The OIC process requires a non-refundable application fee unless the taxpayer meets low-income guidelines. If the OIC is accepted, the debt is no longer seriously delinquent, and the certification is permanently reversed.
A taxpayer who receives a Notice of Intent to Levy may request a CDP hearing using IRS Form 12153, Request for a Collection Due Process or Equivalent Hearing. Timely filing this form with the IRS Appeals Office suspends all collection activity, including the SDTD certification.
The CDP hearing provides a forum to challenge the debt or propose collection alternatives like an IA or OIC. The certification remains suspended for the duration of the Appeals review and any subsequent judicial review.
A request for relief allows a taxpayer to seek relief from joint and several liability. Submitting the required forms, such as Form 8857, Request for Innocent Spouse Relief, immediately halts the SDTD certification process.
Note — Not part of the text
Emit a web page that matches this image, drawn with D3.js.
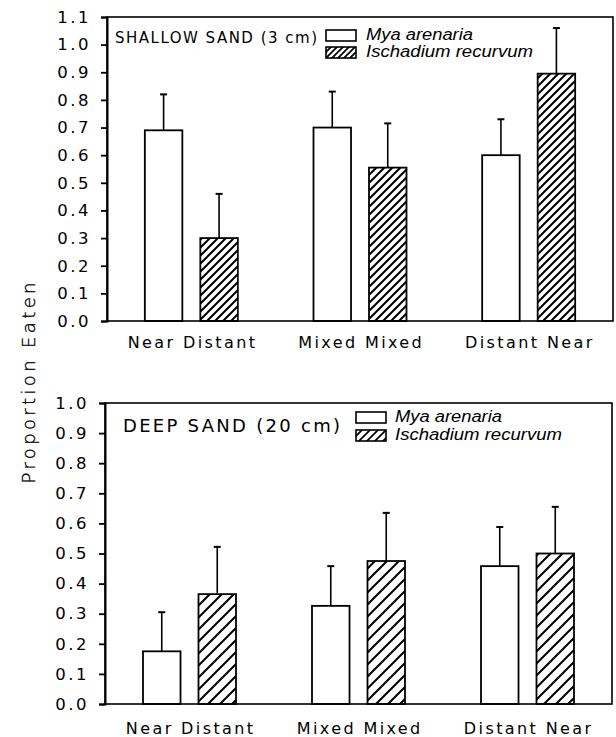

The IRS must notify the State Department of this status change within 30 days of the request. This relief protects taxpayers who should not be held responsible for a former spouse’s tax liability.
Once a taxpayer successfully completes a resolution method, the IRS initiates decertification. Decertification formally reverses the SDTD status and removes the passport hold.
The IRS sends the taxpayer Notice CP508R to confirm the certification reversal. The law requires the IRS to notify the State Department promptly. For accepted IAs or OICs, decertification is processed once the agreement is finalized.
For Innocent Spouse relief requests, the IRS must notify the State Department within 30 days. The State Department then removes the restriction from the taxpayer’s passport record.
Previously denied passport applications will be reprocessed once the State Department updates its system. The taxpayer should confirm decertification status with the IRS before reapplying or attempting international travel. If the passport was revoked, the taxpayer must apply for a new passport following standard State Department procedures after the hold is lifted.